• TO BE DONE:
Look at the data below and print exactly the lines from its first line through the line with "text_color = '#404040'"; the pictures stay out of the copy.

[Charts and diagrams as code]
---------------

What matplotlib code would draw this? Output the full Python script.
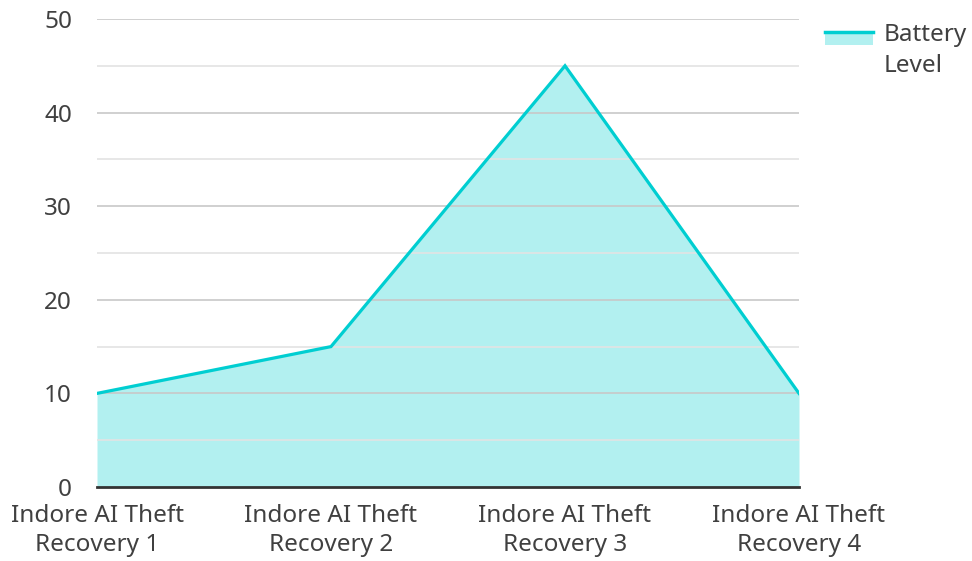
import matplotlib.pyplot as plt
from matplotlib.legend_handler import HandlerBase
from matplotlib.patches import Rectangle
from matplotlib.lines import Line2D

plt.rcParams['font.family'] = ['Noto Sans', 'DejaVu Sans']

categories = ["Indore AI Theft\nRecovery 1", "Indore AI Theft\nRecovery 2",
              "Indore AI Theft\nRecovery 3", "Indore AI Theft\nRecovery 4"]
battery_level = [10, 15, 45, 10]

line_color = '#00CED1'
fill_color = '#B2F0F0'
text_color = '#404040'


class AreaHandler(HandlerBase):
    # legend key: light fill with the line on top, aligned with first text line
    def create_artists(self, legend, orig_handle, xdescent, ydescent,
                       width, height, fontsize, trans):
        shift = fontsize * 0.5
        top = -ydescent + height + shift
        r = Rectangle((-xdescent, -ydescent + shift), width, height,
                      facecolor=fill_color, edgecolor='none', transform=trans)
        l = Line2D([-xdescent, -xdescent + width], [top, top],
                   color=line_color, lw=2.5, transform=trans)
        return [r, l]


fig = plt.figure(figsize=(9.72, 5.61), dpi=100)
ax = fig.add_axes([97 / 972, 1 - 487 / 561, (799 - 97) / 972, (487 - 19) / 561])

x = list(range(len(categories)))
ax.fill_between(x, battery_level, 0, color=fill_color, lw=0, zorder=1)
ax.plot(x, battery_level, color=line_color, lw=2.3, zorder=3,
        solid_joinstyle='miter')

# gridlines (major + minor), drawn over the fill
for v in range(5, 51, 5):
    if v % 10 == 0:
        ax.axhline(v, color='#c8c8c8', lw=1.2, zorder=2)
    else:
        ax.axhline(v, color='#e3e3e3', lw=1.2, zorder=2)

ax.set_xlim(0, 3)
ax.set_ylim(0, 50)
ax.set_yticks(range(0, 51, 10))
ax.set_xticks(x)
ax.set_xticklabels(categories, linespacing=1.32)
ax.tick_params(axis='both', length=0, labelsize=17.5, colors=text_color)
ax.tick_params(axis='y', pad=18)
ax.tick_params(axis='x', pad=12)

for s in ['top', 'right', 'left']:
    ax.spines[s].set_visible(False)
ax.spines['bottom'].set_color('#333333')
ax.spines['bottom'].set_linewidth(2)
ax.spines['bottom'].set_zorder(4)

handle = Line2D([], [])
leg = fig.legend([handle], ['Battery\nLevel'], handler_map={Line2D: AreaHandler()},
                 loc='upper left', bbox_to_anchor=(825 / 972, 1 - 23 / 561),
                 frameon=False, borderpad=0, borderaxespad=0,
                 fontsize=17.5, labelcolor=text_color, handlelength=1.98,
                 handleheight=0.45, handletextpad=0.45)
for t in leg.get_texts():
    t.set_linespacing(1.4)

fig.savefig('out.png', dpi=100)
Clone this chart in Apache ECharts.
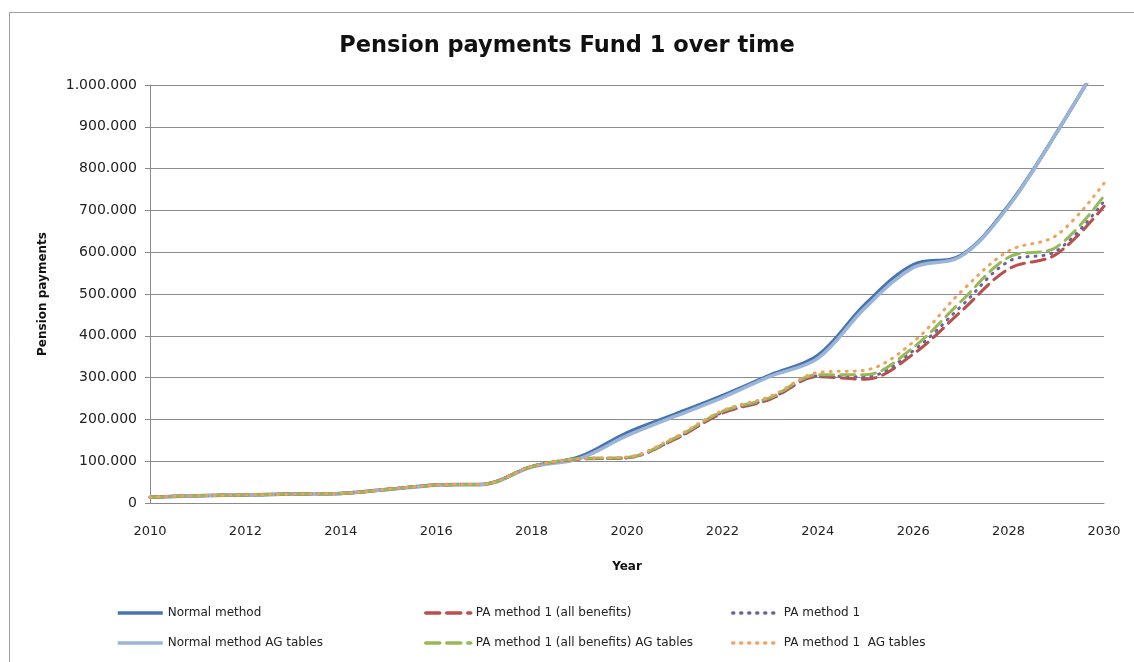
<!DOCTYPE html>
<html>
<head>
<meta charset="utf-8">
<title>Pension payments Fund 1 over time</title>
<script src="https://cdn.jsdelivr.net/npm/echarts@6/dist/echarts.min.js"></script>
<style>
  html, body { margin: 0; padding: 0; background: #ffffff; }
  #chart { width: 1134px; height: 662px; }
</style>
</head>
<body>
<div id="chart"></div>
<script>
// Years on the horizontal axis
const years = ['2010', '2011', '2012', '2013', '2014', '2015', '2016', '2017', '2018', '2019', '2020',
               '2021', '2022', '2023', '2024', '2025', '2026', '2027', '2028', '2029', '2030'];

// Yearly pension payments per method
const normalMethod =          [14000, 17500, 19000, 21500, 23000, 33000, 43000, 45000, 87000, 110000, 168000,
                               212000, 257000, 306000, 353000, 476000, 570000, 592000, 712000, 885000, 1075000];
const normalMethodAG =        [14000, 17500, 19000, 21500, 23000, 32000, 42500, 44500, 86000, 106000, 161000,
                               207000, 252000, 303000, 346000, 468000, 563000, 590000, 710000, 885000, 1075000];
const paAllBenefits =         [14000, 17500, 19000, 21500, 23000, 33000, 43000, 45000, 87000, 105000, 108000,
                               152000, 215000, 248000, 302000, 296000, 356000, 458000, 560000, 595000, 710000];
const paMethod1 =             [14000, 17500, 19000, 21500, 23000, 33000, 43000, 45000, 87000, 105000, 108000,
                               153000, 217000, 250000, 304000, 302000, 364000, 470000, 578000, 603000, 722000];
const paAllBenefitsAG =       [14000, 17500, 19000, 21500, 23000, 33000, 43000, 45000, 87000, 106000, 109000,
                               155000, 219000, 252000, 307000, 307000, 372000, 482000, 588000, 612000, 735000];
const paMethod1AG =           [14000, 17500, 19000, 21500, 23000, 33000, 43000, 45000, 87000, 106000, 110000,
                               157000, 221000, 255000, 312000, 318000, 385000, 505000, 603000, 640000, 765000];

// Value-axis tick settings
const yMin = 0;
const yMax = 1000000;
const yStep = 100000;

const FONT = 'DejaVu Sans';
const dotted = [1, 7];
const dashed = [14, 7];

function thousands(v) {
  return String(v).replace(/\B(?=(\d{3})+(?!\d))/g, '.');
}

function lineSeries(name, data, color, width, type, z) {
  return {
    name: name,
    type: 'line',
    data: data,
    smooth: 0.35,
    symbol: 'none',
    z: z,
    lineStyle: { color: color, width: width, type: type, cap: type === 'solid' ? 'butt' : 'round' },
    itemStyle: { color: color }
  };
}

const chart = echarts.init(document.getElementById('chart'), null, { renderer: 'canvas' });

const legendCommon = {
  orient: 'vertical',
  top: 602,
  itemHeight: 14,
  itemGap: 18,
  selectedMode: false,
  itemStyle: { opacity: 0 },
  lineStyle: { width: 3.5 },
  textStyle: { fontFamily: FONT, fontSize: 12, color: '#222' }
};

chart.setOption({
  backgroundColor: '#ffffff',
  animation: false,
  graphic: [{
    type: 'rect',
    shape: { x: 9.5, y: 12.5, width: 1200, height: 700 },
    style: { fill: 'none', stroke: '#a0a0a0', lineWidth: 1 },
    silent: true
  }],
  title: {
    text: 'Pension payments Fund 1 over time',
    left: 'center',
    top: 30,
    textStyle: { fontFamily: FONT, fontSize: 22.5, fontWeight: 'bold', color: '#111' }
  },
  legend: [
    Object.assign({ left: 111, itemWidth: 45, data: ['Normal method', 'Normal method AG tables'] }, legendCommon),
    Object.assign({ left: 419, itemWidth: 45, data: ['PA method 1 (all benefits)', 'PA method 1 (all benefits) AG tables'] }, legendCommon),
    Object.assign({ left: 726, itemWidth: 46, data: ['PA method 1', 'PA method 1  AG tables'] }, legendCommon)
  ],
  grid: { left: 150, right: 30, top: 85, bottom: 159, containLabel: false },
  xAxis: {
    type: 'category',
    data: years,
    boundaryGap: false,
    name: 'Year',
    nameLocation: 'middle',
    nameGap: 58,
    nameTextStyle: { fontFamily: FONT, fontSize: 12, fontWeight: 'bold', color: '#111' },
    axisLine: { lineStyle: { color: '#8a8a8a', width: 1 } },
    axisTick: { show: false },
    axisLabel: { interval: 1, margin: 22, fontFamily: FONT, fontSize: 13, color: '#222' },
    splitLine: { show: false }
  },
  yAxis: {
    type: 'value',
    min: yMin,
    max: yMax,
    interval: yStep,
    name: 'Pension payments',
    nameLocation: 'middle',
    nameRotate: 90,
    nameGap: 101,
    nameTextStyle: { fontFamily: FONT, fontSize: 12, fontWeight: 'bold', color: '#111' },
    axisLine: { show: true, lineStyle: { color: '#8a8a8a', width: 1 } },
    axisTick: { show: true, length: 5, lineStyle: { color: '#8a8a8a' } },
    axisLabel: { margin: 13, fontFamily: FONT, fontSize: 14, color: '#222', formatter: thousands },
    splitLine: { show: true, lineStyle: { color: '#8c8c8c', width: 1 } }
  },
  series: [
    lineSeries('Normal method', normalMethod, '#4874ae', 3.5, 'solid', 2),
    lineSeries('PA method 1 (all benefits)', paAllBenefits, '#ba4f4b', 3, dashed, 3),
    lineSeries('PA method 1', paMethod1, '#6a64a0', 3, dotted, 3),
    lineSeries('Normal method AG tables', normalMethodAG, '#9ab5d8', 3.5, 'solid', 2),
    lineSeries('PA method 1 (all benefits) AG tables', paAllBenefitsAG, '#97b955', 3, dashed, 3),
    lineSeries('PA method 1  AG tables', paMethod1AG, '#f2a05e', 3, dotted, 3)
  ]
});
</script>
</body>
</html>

---------------

• WRITTEN REPLY:
What matplotlib code would draw this? Output the full Python script.
import matplotlib.pyplot as plt
from matplotlib.legend_handler import HandlerBase
from matplotlib.patches import Rectangle
from matplotlib.lines import Line2D

plt.rcParams['font.family'] = ['Noto Sans', 'DejaVu Sans']

categories = ["Indore AI Theft\nRecovery 1", "Indore AI Theft\nRecovery 2",
              "Indore AI Theft\nRecovery 3", "Indore AI Theft\nRecovery 4"]
battery_level = [10, 15, 45, 10]

line_color = '#00CED1'
fill_color = '#B2F0F0'
text_color = '#404040'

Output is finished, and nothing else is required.